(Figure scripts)
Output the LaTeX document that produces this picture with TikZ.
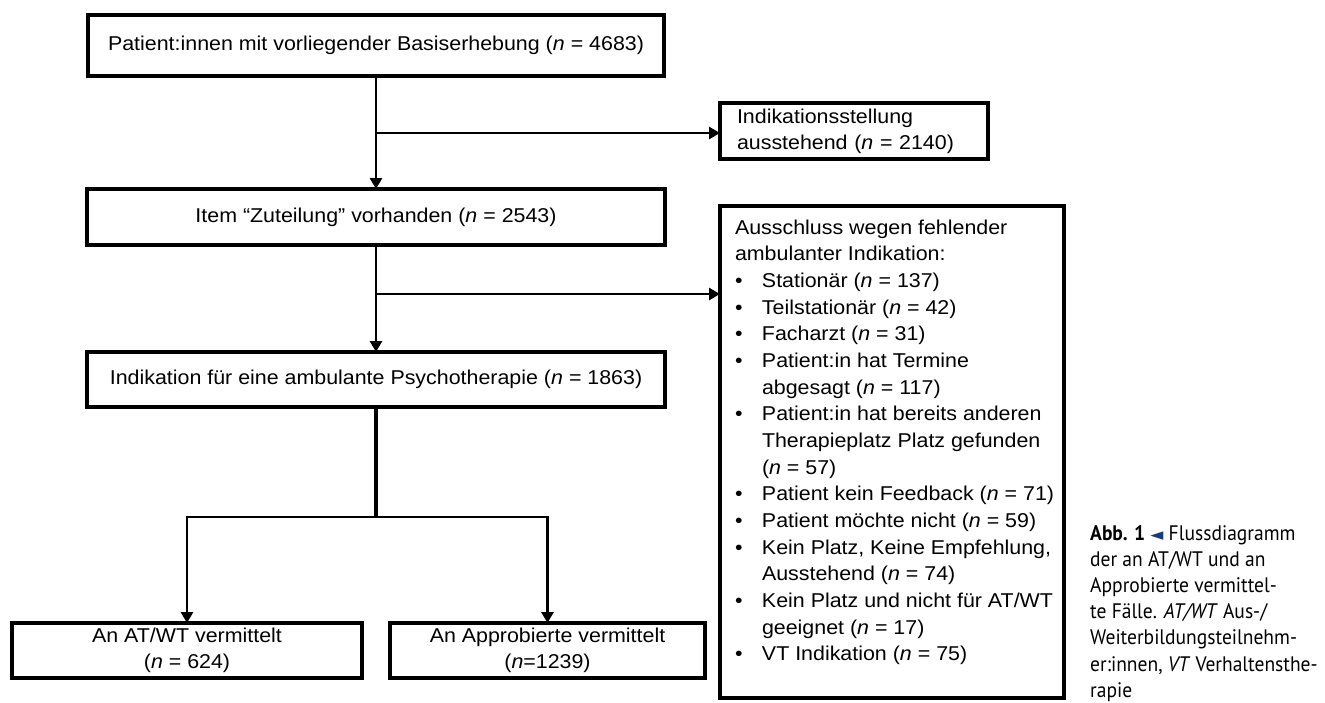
\documentclass[tikz,border=0pt]{standalone}
\usepackage{fontspec}
\setmainfont{Liberation Sans}[FakeStretch=1.07]
\newfontfamily\capfont{PT Sans}[FakeStretch=0.93]
\newfontfamily\arrowglyphfont{DejaVu Sans}
\usetikzlibrary{arrows.meta}
\definecolor{capblue}{RGB}{20,60,120}
\newcommand{\nitalic}{\textit{n}}
\newcommand{\bitem}[1]{\par\noindent\hangindent=27pt\hangafter=1\makebox[27pt][l]{\textbullet}#1}
\begin{document}
\begin{tikzpicture}[x=1pt,y=-1pt,
  box/.style={draw, line width=3.2pt, inner sep=0pt, outer sep=0pt, align=center,
              font=\fontsize{20}{26}\selectfont},
  conn/.style={line width=2.8pt},
  arr/.style={line width=2.8pt, -{Triangle[length=11pt,width=12pt]}},
]
\useasboundingbox (0,0) rectangle (1325,702);

% main column
\node[box, minimum width=576pt, minimum height=61pt] (base) at (376,45.5)
  {Patient:innen mit vorliegender Basiserhebung (\nitalic{} = 4683)};
\node[box, minimum width=578pt, minimum height=56pt] (item) at (376,217)
  {Item “Zuteilung” vorhanden (\nitalic{} = 2543)};
\node[box, minimum width=578pt, minimum height=55pt] (indik) at (376,379.5)
  {Indikation für eine ambulante Psychotherapie (\nitalic{} = 1863)};
\node[box, minimum width=350pt, minimum height=55pt] (atwt) at (187,650.5)
  {An AT/WT vermittelt\\(\nitalic{} = 624)};
\node[box, minimum width=315pt, minimum height=55pt] (appr) at (547.5,650.5)
  {An Approbierte vermittelt\\(\nitalic=1239)};

% side boxes
\node[box, align=left, inner xsep=17pt, text width=234pt, minimum height=56pt] (pend) at (854,131)
  {Indikationsstellung\\ausstehend (\nitalic{} = 2140)};
\node[box, anchor=north west, align=left] (excl) at (720,206)
  {\parbox[t][492pt][t]{344pt}{\fontsize{20}{26.67}\selectfont
   \leftskip=15pt \rightskip=0pt plus 1fil \parindent=0pt
   \rule{0pt}{28pt}Ausschluss wegen fehlender\\ambulanter Indikation:
   \bitem{Stationär (\nitalic{} = 137)}
   \bitem{Teilstationär (\nitalic{} = 42)}
   \bitem{Facharzt (\nitalic{} = 31)}
   \bitem{Patient:in hat Termine\\abgesagt (\nitalic{} = 117)}
   \bitem{Patient:in hat bereits anderen\\Therapieplatz Platz gefunden\\(\nitalic{} = 57)}
   \bitem{Patient kein Feedback (\nitalic{} = 71)}
   \bitem{Patient möchte nicht (\nitalic{} = 59)}
   \bitem{Kein Platz, Keine Empfehlung,\\Ausstehend (\nitalic{} = 74)}
   \bitem{Kein Platz und nicht für AT/WT\\geeignet (\nitalic{} = 17)}
   \bitem{VT Indikation (\nitalic{} = 75)}\par}};

% junction coordinates
\coordinate (j1) at (base.south |- 0,133);
\coordinate (j2) at (item.south |- 0,294);
\coordinate (j3) at (indik.south |- 0,517);

% connectors
\draw[arr] (base.south) -- (item.north);
\draw[arr] (j1) -- (j1 -| pend.west);
\draw[arr] (item.south) -- (indik.north);
\draw[arr] (j2) -- (j2 -| excl.west);
\draw[conn, line width=3.4pt] (indik.south) -- (j3);
\draw[arr] (j3) -| (atwt.north);
\draw[arr] (j3) -| (appr.north);

% caption
\node[anchor=base west, inner sep=0pt] (caption) at (1090,540)
  {\parbox[t]{300pt}{\capfont\fontsize{21}{26.2}\selectfont\raggedright
   \textbf{Abb. 1} {\arrowglyphfont\fontsize{17}{17}\selectfont\textcolor{capblue}{◄}} Flussdiagramm\\
   der an AT/WT und an\\
   Approbierte vermittel-\\
   te Fälle. \textit{AT/WT} Aus-/\\
   Weiterbildungsteilnehm-\\
   er:innen, \textit{VT} Verhaltensthe-\\
   rapie}};
\end{tikzpicture}
\end{document}
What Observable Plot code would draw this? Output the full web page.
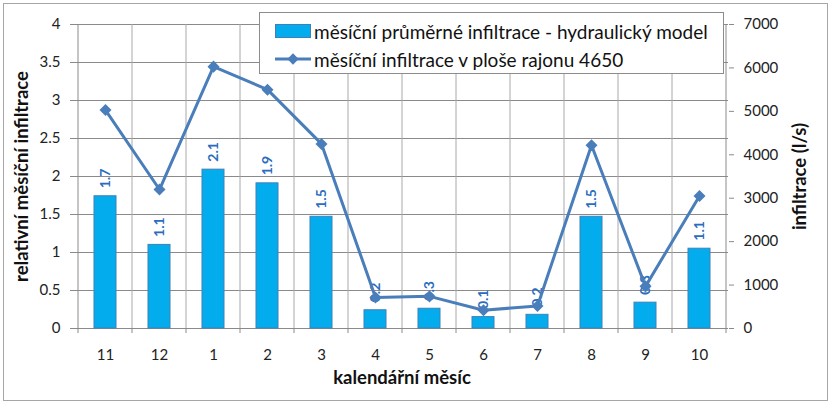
<!DOCTYPE html>
<html><head><meta charset="utf-8">
<script src="https://cdn.jsdelivr.net/npm/d3@7"></script>
<script src="https://cdn.jsdelivr.net/npm/@observablehq/plot@0.6"></script>
<style>
body{margin:0;background:#fff;font-family:Lato,"Noto Sans",sans-serif;}
#wrap{position:relative;width:836px;height:410px;overflow:hidden}
#frame{position:absolute;left:3px;top:3px;width:825px;height:398px;box-sizing:border-box;border:1px solid #a6a6a6;pointer-events:none}
#legend{position:absolute;left:259px;top:12px;width:465px;height:62px;box-sizing:border-box;border:1px solid #8c8c8c;background:#fff;font-size:19px;color:#111}
.item{position:absolute;left:15px;height:24px;display:flex;align-items:center;white-space:nowrap}
.item svg{margin-right:3px}
</style></head><body>
<div id="wrap"><div id="chart"></div><div id="frame"></div><div id="legend"></div></div>
<script>
const months = ["11","12","1","2","3","4","5","6","7","8","9","10"];
const relative = [1.74,1.10,2.09,1.91,1.47,0.24,0.26,0.15,0.18,1.47,0.34,1.05];
const relativeLabels = ["1.7","1.1","2.1","1.9","1.5","0.2","0.3","0.1","0.2","1.5","0.3","1.1"];
const infiltration = [5030,3200,6030,5500,4250,715,740,420,520,4220,970,3050];
const leftTicks = [0,0.5,1,1.5,2,2.5,3,3.5,4];
const rightTicks = [0,1000,2000,3000,4000,5000,6000,7000];
const seriesNames = ["měsíční průměrné infiltrace - hydraulický model","měsíční infiltrace v ploše rajonu 4650"];
const titles = {left:"relativní měsíční infiltrace", right:"infiltrace (l/s)", x:"kalendářní měsíc"};

const leftMax = leftTicks[leftTicks.length-1], rightMax = rightTicks[rightTicks.length-1];
const ratio = rightMax / leftMax;
const barColor = "#03ACEC", barStroke = "#3F80B8", lineColor = "#4A7EBB", labelColor = "#2A6DBE";
const gridH = "#8a8a8a", gridV = "#a8a8a8";

const data = months.map((m,i)=>({month:m, rel:relative[i], label:relativeLabels[i], inf:infiltration[i], infScaled:infiltration[i]/ratio}));

const vgrid = (index, scales, values, dims) => {
  const {x, y} = scales;
  const bw = x.bandwidth(), off = (x.step() - bw)/2;
  const bounds = months.map(m => x(m) - off).concat([x(months[months.length-1]) + bw + off]);
  const g = d3.create("svg:g");
  const y0 = y(0), yTop = y(leftMax);
  bounds.forEach((b,i) => {
    const edge = i===0 || i===bounds.length-1;
    if (!edge) g.append("line").attr("x1",b).attr("x2",b).attr("y1",yTop).attr("y2",y0).attr("stroke",gridV);
    g.append("line").attr("x1",b).attr("x2",b).attr("y1",y0).attr("y2",y0+5).attr("stroke",gridH);
  });
  [bounds[0], bounds[bounds.length-1]].forEach(b =>
    g.append("line").attr("x1",b).attr("x2",b).attr("y1",yTop).attr("y2",y0).attr("stroke",gridH));
  return g.node();
};

const chart = Plot.plot({
  width: 836, height: 410,
  marginLeft: 75, marginRight: 108, marginTop: 24, marginBottom: 82,
  style: {fontFamily: "Lato, 'Noto Sans', sans-serif", fontSize: "15px", color: "#222", background: "transparent"},
  x: {domain: months, paddingInner: 0.6, paddingOuter: 0.3, axis: null},
  y: {domain: [0, leftMax], axis: null},
  marks: [
    Plot.ruleY(leftTicks, {stroke: gridH}),
    vgrid,
    Plot.axisY(leftTicks, {anchor: "left", tickSize: 5, tickPadding: 10, stroke: gridH, color: "#222", label: null, tickFormat: d => String(d)}),
    Plot.axisY(rightTicks.map(v => v/ratio), {anchor: "right", tickSize: 5, tickPadding: 10, stroke: gridH, color: "#222", label: null, tickFormat: d => String(Math.round(d*ratio))}),
    Plot.axisX(months, {tickSize: 0, tickPadding: 21, color: "#222", label: null}),
    Plot.barY(data, {x: "month", y: "rel", fill: barColor, stroke: barStroke, strokeWidth: 1}),
    Plot.text(data, {x: "month", y: "rel", text: "label", rotate: -90, textAnchor: "start", dy: -8, fill: labelColor, fontSize: 14, fontWeight: "bold"}),
    Plot.line(data, {x: "month", y: "infScaled", stroke: lineColor, strokeWidth: 3}),
    Plot.dot(data, {x: "month", y: "infScaled", symbol: "square", rotate: 45, r: 4.8, fill: lineColor}),
    Plot.text([titles.left], {frameAnchor: "left", textAnchor: "middle", dx: -53, rotate: -90, fontWeight: "bold", fontSize: 18.5, fill: "#111"}),
    Plot.text([titles.right], {frameAnchor: "right", textAnchor: "middle", dx: 72, rotate: -90, fontWeight: "bold", fontSize: 18.5, fill: "#111"}),
    Plot.text([titles.x], {frameAnchor: "bottom", dy: 55, fontWeight: "bold", fontSize: 18.5, fill: "#111"})
  ]
});
document.getElementById("chart").append(chart);

const legend = document.getElementById("legend");
legend.innerHTML = `
<div class="item" style="top:6px"><svg width="36" height="16"><rect x="0.5" y="1.5" width="35" height="13" fill="${barColor}" stroke="${barStroke}"/></svg><span>${seriesNames[0]}</span></div>
<div class="item" style="top:34px"><svg width="36" height="16"><line x1="0" x2="36" y1="8" y2="8" stroke="${lineColor}" stroke-width="3"/><rect x="14" y="4" width="8" height="8" fill="${lineColor}" transform="rotate(45 18 8)"/></svg><span>${seriesNames[1]}</span></div>`;
</script>
</body></html>
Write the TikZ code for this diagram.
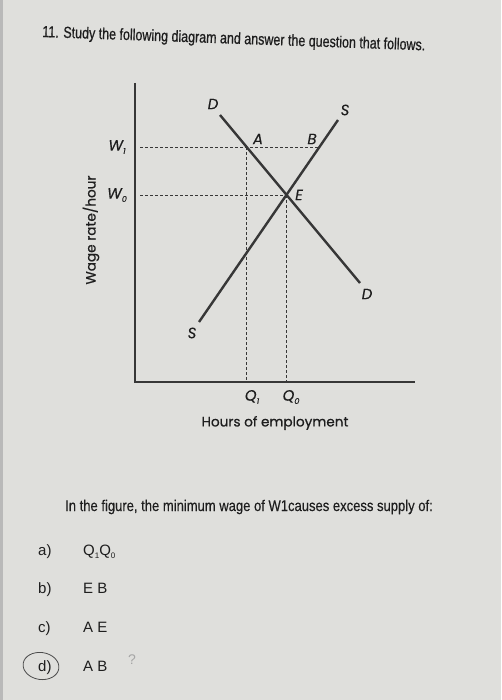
\documentclass[tikz,border=0pt]{standalone}
\usepackage{fontspec}
\setmainfont{Liberation Sans}
\newfontfamily\narrowfont[FakeStretch=0.78,FakeBold=0.7]{Liberation Sans}
\newfontfamily\qfont[FakeStretch=0.84,FakeBold=0.3]{Liberation Sans}
\newfontfamily\geofont[FakeBold=0.8]{Poppins}
\newfontfamily\geolight[FakeBold=0.2]{Poppins}
\definecolor{paper}{RGB}{223,223,220}
\definecolor{ink}{RGB}{30,30,30}
\definecolor{lineink}{RGB}{55,55,55}
\newcommand{\lsub}[1]{\raisebox{-0.4ex}{\footnotesize #1}}
\tikzset{
  axisline/.style={draw=lineink, line width=1.3pt},
  curveline/.style={draw=lineink, line width=2.4pt},
  guide/.style={draw=lineink, line width=0.8pt, dash pattern=on 3pt off 2pt},
  lbl/.style={text=ink, font=\geolight\itshape\fontsize{15}{15}\selectfont, inner sep=0pt},
  axlbl/.style={text=ink, font=\geofont\fontsize{13.6}{14}\selectfont, inner sep=0pt},
  opt/.style={text=ink, font=\fontsize{15}{16}\selectfont, inner sep=0pt, anchor=base west}
}
\begin{document}
\begin{tikzpicture}[x=1pt,y=-1pt]
\fill[paper] (0,0) rectangle (501,700);
\fill[gray!55] (0,0) rectangle (3,700);
\useasboundingbox (0,0) rectangle (501,700);
% title
\node[text=ink, font=\narrowfont\fontsize{16}{17}\selectfont, inner sep=0pt, anchor=base west, rotate=-2] (title) at (42,37) {11. Study the following diagram and answer the question that follows.};
% axes
\coordinate (ytop) at (135,83);
\coordinate (O) at (135,382);
\coordinate (xend) at (415,382);
\draw[axisline] (ytop) -- (O) -- (xend);
% curves
\coordinate (Dtop) at (220,115);
\coordinate (Dbot) at (360,283);
\coordinate (Stop) at (338,120);
\coordinate (Sbot) at (199,322);
\coordinate (A) at (246.7,147);
\coordinate (B) at (319,147);
\coordinate (E) at (286.5,195);
\coordinate (W1) at (140,147);
\coordinate (W0) at (140,195);
\coordinate (Q1) at (246.7,382);
\coordinate (Q0) at (286.5,382);
\draw[guide] (W1) -- (B);
\draw[guide] (W0) -- (E);
\draw[guide] (A) -- (Q1);
\draw[guide] (E) -- (Q0);
\draw[curveline] (Dtop) -- (Dbot);
\draw[curveline] (Sbot) -- (Stop);
% labels
\node[lbl] (Dt) at (213,104) {D};
\node[lbl] (Db) at (367,294) {D};
\node[lbl] (St) at (345,110) {S};
\node[lbl] (Sb) at (192,333) {S};
\node[lbl] (Al) at (258,139) {A};
\node[lbl] (Bl) at (312,139) {B};
\node[lbl] (El) at (299,195) {E};
\node[lbl] (W1l) at (117,147) {W\lsub{1}};
\node[lbl] (W0l) at (117,195) {W\lsub{0}};
\node[lbl] (Q1l) at (252,397) {Q\lsub{1}};
\node[lbl] (Q0l) at (291,397) {Q\lsub{0}};
\node[axlbl] (hours) at (275,423) {Hours of employment};
\node[axlbl, rotate=90] (wage) at (91,230) {Wage rate/hour};
% question
\node[text=ink, font=\qfont\fontsize{15.5}{16}\selectfont, inner sep=0pt, anchor=base west] (q) at (65,511) {In the figure, the minimum wage of W1causes excess supply of:};
\node[opt] (a) at (38,555) {a)};
\node[opt] (aa) at (83,555) {Q\lsub{1}Q\lsub{0}};
\node[opt] (b) at (38,593) {b)};
\node[opt] (bb) at (83,593) {E B};
\node[opt] (c) at (38,632) {c)};
\node[opt] (cc) at (83,632) {A E};
\node[opt] (d) at (38,671) {d)};
\node[opt] (dd) at (83,671) {A B};
\draw[ink!80, line width=0.8pt, rotate around={-8:(41,666)}] (41,666) ellipse [x radius=18, y radius=13.5];
\node[text=gray!70, font=\fontsize{14}{14}\selectfont, inner sep=0pt] (qm) at (132,660) {?};
\end{tikzpicture}
\end{document}
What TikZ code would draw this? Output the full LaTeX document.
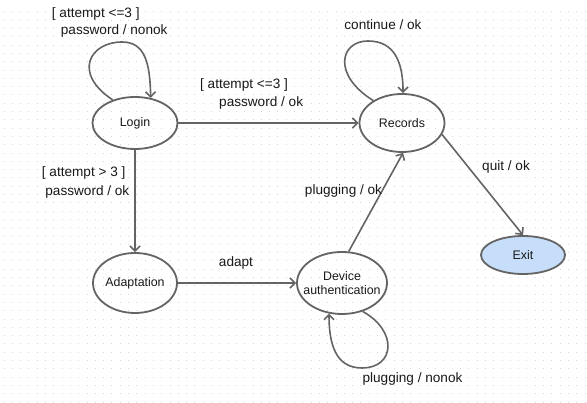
\documentclass[tikz,border=0pt]{standalone}
\usepackage{fontspec}
\setmainfont{Liberation Sans}
\usetikzlibrary{shapes.geometric,arrows.meta}
\definecolor{linec}{RGB}{100,100,100}
\definecolor{dotc}{RGB}{215,215,215}
\definecolor{exitc}{RGB}{198,222,250}
\tikzset{
  statebox/.style={ellipse, draw=linec, line width=1.8pt, inner sep=0pt, align=center,
    font=\fontsize{12.4}{14}\selectfont, text=black!90},
  trans/.style={draw=linec, line width=1.6pt,
    -{Straight Barb[length=5pt,width=10pt]}},
  lbl/.style={inner sep=0pt, font=\fontsize{13.6}{18}\selectfont, text=black!90},
}
\begin{document}
\begin{tikzpicture}[x=1pt,y=1pt]
\useasboundingbox (0,0) rectangle (587,403);
\fill[white] (0,0) rectangle (587,403);
\foreach \i in {0,...,70} {
  \foreach \j in {0,...,47} {
    \fill[dotc] ({3.5+8.3*\i},{396.5-6-8.3*\j}) rectangle ++(1,1);
  }
}
% states
\node[statebox, minimum width=85pt, minimum height=52pt] (login) at (135,280) {Login};
\node[statebox, minimum width=85pt, minimum height=58pt] (rec) at (402,280) {Records};
\node[statebox, minimum width=84pt, minimum height=60pt] (adapt) at (135,120) {Adaptation};
\node[statebox, minimum width=90pt, minimum height=62pt, inner xsep=-8pt] (dev) at (342,120) {Device\\authentication};
\node[statebox, minimum width=84pt, minimum height=38pt, fill=exitc] (exit) at (523,148) {Exit};
% transitions
\draw[trans] (login.134) .. controls (72,330) and (90,361) .. (122,361)
  .. controls (145,361) and (150,340) .. (login.58);
\draw[trans] (login.east) -- (rec.west);
\draw[trans] (login.south) -- (adapt.north);
\draw[trans] (adapt.east) -- (dev.west);
\draw[trans] (dev.78) -- (rec.-88);
\draw[trans] (rec.-16) -- (exit.north);
\draw[trans] (rec.142) .. controls (332,328) and (340,362) .. (368,362)
  .. controls (395,362) and (403,340) .. (rec.88);
\draw[trans] (dev.-54) .. controls (398,72) and (395,35) .. (362,35)
  .. controls (335,35) and (329,60) .. (dev.-113);
% labels
\node[lbl, align=left, anchor=west, font=\fontsize{13.6}{16.7}\selectfont] (l1) at (51.7,380.6)
  {[ attempt <=3 ]\\\hspace*{9pt}password / nonok};
\node[lbl, align=left, anchor=west] (l2) at (200,309)
  {[ attempt <=3 ]\\\hspace*{19pt}password / ok};
\node[lbl, align=left, anchor=west, font=\fontsize{13.6}{18.6}\selectfont] (l3) at (41.7,220.6)
  {[ attempt > 3 ]\\\hspace*{3.5pt}password / ok};
\node[lbl] (l4) at (383,378) {continue / ok};
\node[lbl] (l5) at (343.5,212) {plugging / ok};
\node[lbl] (l6) at (506,236) {quit / ok};
\node[lbl] (l7) at (236,140) {adapt};
\node[lbl] (l8) at (412.5,24) {plugging / nonok};
\end{tikzpicture}
\end{document}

Given problem
For each line of the listing that holds the word "code", show that line.

Answer to the task
What Observable Plot code would draw this? Output the full web page.
Write the TikZ code for this diagram.
What TikZ code would draw this? Output the full LaTeX document.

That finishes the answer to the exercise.